DAS could transform approaches to numerous societally important problems: environmental monitoring, groundwater studies, earthquake hazard analysis, infrastructure resilience monitoring, and other applications requiring high resolution vibration data across large regions. However, the scientific and societal benefits of these DAS-enabled applications will only become reality if appropriate user-friendly software is freely available to scientists and engineers.
This Geoinformatics Catalytic Track project will develop new software, the Distributed Acoustic Sensing Data Analysis Ecosystem (DASDAE), to lower the barrier to entry for the growing community of scientists working with DAS. DASDAE will provide convenient programming interfaces to read/write DAS file formats and for analyzing and visualizing data. The DASDAE team will build a user and developer community by organizing tutorial workshops, distributing training videos and notebooks (i.e., documents that mix text explanations, computer code, and images), and hosting hackathons.
This project will support cross-disciplinary training for diverse students and postdocs, including through use of software in course materials.
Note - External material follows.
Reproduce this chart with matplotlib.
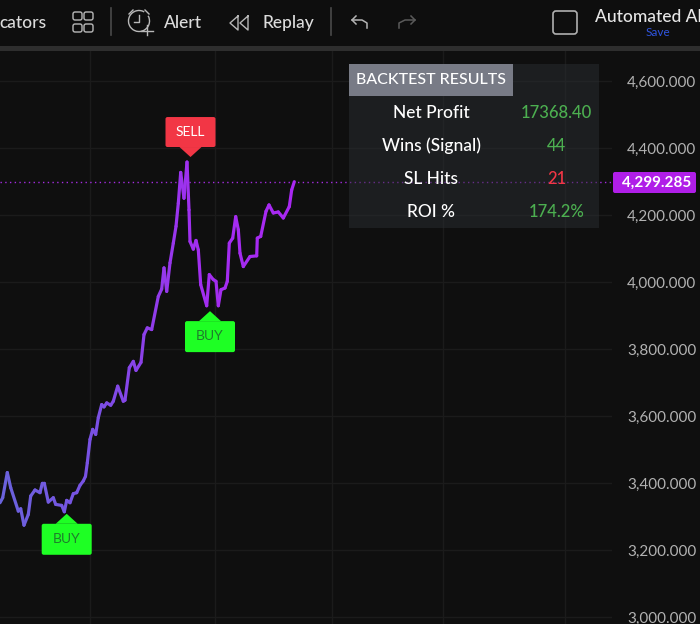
import numpy as np
import matplotlib
matplotlib.use("Agg")
import matplotlib.pyplot as plt
from matplotlib.collections import LineCollection
from matplotlib.colors import LinearSegmentedColormap
from matplotlib.patches import FancyBboxPatch, Polygon, Rectangle, Arc
from matplotlib.transforms import IdentityTransform

bar_pos = [0, 2.7, 7.3, 10.7, 18.3, 20.7, 24, 28.3, 30.7, 35, 40, 42.3, 44.3, 48.3, 53.3, 55.7, 61.7, 64.3,
           66.7, 70, 73.3, 76.7, 80, 83.3, 85.5, 87.3, 90, 92.7, 95.7, 98.3, 101.7, 104, 106.7, 110.7, 113.3,
           117.7, 123.3, 125, 129.3, 133.3, 136, 141, 144, 147.3, 151.7, 158.3, 161.7, 164, 166.7, 170, 173.3,
           176, 178.3, 180.7, 184, 187, 189, 190, 193.3, 196, 198.3, 200.7, 206.7, 209.3, 213.3, 216, 218.3,
           221, 225, 227.3, 229.3, 232.7, 235.7, 238.3, 240, 243.3, 250, 256.7, 257.3, 260.7, 266, 269, 273.3,
           278.3, 283.3, 289.3, 291.7, 294.3]
close = [3341, 3356, 3431, 3386, 3316, 3323, 3274, 3306, 3361, 3379, 3371, 3399, 3399, 3343, 3356, 3336, 3333, 3314,
         3348, 3341, 3368, 3371, 3393, 3406, 3420, 3460, 3530, 3560, 3545, 3595, 3634, 3627, 3639, 3632, 3644,
         3689, 3644, 3647, 3744, 3763, 3736, 3760, 3843, 3863, 3858, 3957, 3979, 4042, 3972, 4057, 4116,
         4166, 4235, 4327, 4250, 4358, 4215, 4121, 4098, 4124, 4096, 3992, 3929, 4022, 4007, 4002, 3929,
         3977, 3982, 4002, 4116, 4131, 4195, 4156, 4086, 4046, 4076, 4078, 4131, 4136, 4211, 4230, 4206,
         4209, 4191, 4225, 4275, 4299.285]
last_price = 4299.285
price_ticks = [3000, 3200, 3400, 3600, 3800, 4000, 4200, 4400, 4600]
time_lines = [90, 215, 332, 443, 565]
signal_text = ["BUY", "BUY", "SELL"]
signal_x = [66.7, 210, 190.5]
signal_price = [3308, 3913, 4373]
result_labels = ["Net Profit", "Wins (Signal)", "SL Hits", "ROI %"]
result_values = ["17368.40", "44", "21", "174.2%"]

FONT = ["Lato", "DejaVu Sans"]
plt.rcParams["font.family"] = FONT
W, H = 700, 624
BG = "#0f0f0f"
fig = plt.figure(figsize=(7, 6.24), dpi=100, facecolor=BG)

ax = fig.add_axes([0, 0, 612 / W, (H - 50) / H], facecolor=BG)
ax.set_xlim(0, 612)
ax.set_ylim(2979, 4692.5)
for s in ax.spines.values():
    s.set_visible(False)
ax.set_xticks(time_lines)
ax.set_xticklabels([])
ax.set_yticks(price_ticks)
ax.set_yticklabels([f"{p:,.3f}" for p in price_ticks], color="#b2b2b2", fontsize=11, ha="left")
ax.yaxis.tick_right()
ax.tick_params(axis="both", length=0)
ax.tick_params(axis="y", pad=11)
ax.grid(True, color="#1b1b1b", lw=1)
ax.set_axisbelow(True)

ax.axhline(last_price, color="#a42ce0", lw=1, ls=(0, (1, 2.4)), zorder=2)

x = np.array(bar_pos, dtype=float)
y = np.array(close, dtype=float)
pts = np.column_stack([x, y]).reshape(-1, 1, 2)
segs = np.concatenate([pts[:-1], pts[1:]], axis=1)
cmap = LinearSegmentedColormap.from_list("g", ["#6a63dc", "#7a50e4", "#a22ef0", "#a928f2"])
lc = LineCollection(segs, cmap=cmap, linewidths=2.3, capstyle="round", joinstyle="round", zorder=3)
lc.set_array((x[:-1] + x[1:]) / 2)
lc.set_clim(0, 295)
ax.add_collection(lc)

for txt, sx, sp in zip(signal_text, signal_x, signal_price):
    dx, dy = ax.transData.transform((sx, sp))
    sell = txt == "SELL"
    col = "#f23645" if sell else "#1eff24"
    tc = "#ffffff" if sell else "#1f7d2c"
    hw = 25
    if sell:
        y0, y1, base = dy + 10, dy + 40, dy + 10
    else:
        y0, y1, base = dy - 41, dy - 10, dy - 10
    ax.add_patch(FancyBboxPatch((dx - hw + 2, y0 + 2), 2 * hw - 4, y1 - y0 - 4,
                                boxstyle="round,pad=2,rounding_size=2", fc=col, ec="none",
                                transform=IdentityTransform(), zorder=5, clip_on=False))
    ax.add_patch(Polygon([(dx - 11, base), (dx + 11, base), (dx, dy)], closed=True, fc=col, ec="none",
                         transform=IdentityTransform(), zorder=5, clip_on=False))
    ax.annotate(txt, xy=(sx, sp), xytext=(0, 25 if sell else -25), textcoords="offset pixels",
                ha="center", va="center", color=tc, fontsize=10, zorder=6)

ov = fig.add_axes([0, 0, 1, 1], facecolor="none", zorder=10)
ov.set_xlim(0, W)
ov.set_ylim(H, 0)
ov.axis("off")

ov.add_patch(Rectangle((0, 0), W, 46, fc="#0e0e0e", ec="none"))
ov.add_patch(Rectangle((0, 46), W, 4.5, fc="#2e2e2e", ec="none"))

TXT = "#dcdcdc"
ICON = "#b8b8b8"
WT = "medium"
ov.text(46, 23, "cators", ha="right", va="center", color=TXT, fontsize=12.5, fontweight=WT)
ov.text(164, 23, "Alert", ha="left", va="center", color=TXT, fontsize=12.5, fontweight=WT)
ov.text(262, 23, "Replay", ha="left", va="center", color=TXT, fontsize=12.5, fontweight=WT)
ov.text(595, 16.5, "Automated Al", ha="left", va="center", color="#e6e6e6", fontsize=12.5, fontweight=WT, clip_on=True)
ov.text(657.5, 32, "Save", ha="center", va="center", color="#2f55e0", fontsize=8.5)

for bx, by in [(73, 12), (84, 12), (73, 24), (84, 24)]:
    ov.add_patch(FancyBboxPatch((bx + 2, by + 2), 5, 4, boxstyle="round,pad=2,rounding_size=2",
                                fc="none", ec=ICON, lw=1))
for sx in (111, 331):
    ov.plot([sx, sx], [8, 35], color="#4a4a4a", lw=1.2)

ov.add_patch(Arc((139, 21), 21, 21, theta1=-30, theta2=300, ec=ICON, lw=1))
ov.plot([139, 139, 134], [15, 22, 22], color=ICON, lw=1)
ov.plot([129, 133], [14, 10], color=ICON, lw=1)
ov.plot([149, 145], [14, 10], color=ICON, lw=1)
ov.plot([141, 153], [30.5, 30.5], color=ICON, lw=1)
ov.plot([147, 147], [25, 35], color=ICON, lw=1)

for ox in (230, 240):
    ov.plot([ox + 8, ox, ox + 8, ox + 8], [16, 23, 30, 16], color=ICON, lw=1)

ov.plot([356, 352, 356], [16, 20, 24], color="#b4b4b4", lw=1.1)
ov.plot([352, 362, 367, 367], [20, 20, 23, 28], color="#b4b4b4", lw=1.1)
ov.plot([411, 415, 411], [16, 20, 24], color="#5a5a5a", lw=1.1)
ov.plot([415, 405, 399, 399], [20, 20, 23, 28], color="#5a5a5a", lw=1.1)

ov.add_patch(FancyBboxPatch((556, 14), 18, 17, boxstyle="round,pad=3,rounding_size=3",
                            fc="none", ec="#b0b0b0", lw=1.2))

ov.add_patch(Rectangle((349, 64), 250, 164, fc="#2a2e32", ec="none", alpha=0.5))
ov.add_patch(Rectangle((349, 64), 164, 32, fc="#787b86", ec="none"))
ov.text(431, 80, "BACKTEST RESULTS", ha="center", va="center", color="#ffffff", fontsize=11.5, fontweight=WT)
rows_y = [113, 146, 179, 212]
value_colors = ["#4caf50", "#4caf50", "#f23645", "#4caf50"]
for ry, lab, val, vc in zip(rows_y, result_labels, result_values, value_colors):
    ov.text(431, ry, lab, ha="center", va="center", color="#ffffff", fontsize=12.5, fontweight=WT)
    ov.text(556.5, ry, val, ha="center", va="center", color=vc, fontsize=12, fontweight=WT)

ov.add_patch(FancyBboxPatch((615, 174), 79, 17, boxstyle="round,pad=2,rounding_size=2",
                            fc="#b01ee8", ec="none"))
ov.text(657, 182.5, f"{last_price:,.3f}", ha="center", va="center", color="#ffffff", fontsize=11, fontweight="bold")

fig.savefig("out.png", dpi=100, facecolor=BG)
Large DAS data volumes and ongoing development of data standards have created a barrier for many geoscientists wishing to use DAS in their research projects. Without an open-source community software package to complement investments in DAS instrumentation, the data acquired are unlikely to be fully utilized. DASDAE will be an open-source software development environment for the geoscience community to collaborate, share methods, access open data, and efficiently reproduce results from DAS experiments.
It will be integral to new geoscience discoveries, particularly for disciplines that rarely use large-scale seismic data. DASDAE will include a broad suite of DAS data analysis tools, implemented for dense arrays with modern software optimizations, integration with existing open-source computational science software for array analysis where appropriate, and robust testing and verification practices.
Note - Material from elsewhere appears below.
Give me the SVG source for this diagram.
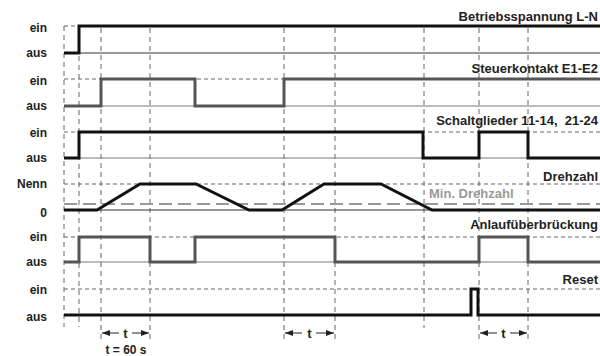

This software will follow a modular design to allow for reuse of code across computing paradigms: field laptops, desktop workstations, high performance computing (HPC) clusters, and future cloud and edge computing. The DASDAE team will develop three scientific analysis modules that advance earthquake hazard, smart city, and near-surface geophysics related research, which also serve as examples for future software development.
This award reflects NSF's statutory mission and has been deemed worthy of support through evaluation using the Foundation's intellectual merit and broader impacts review criteria.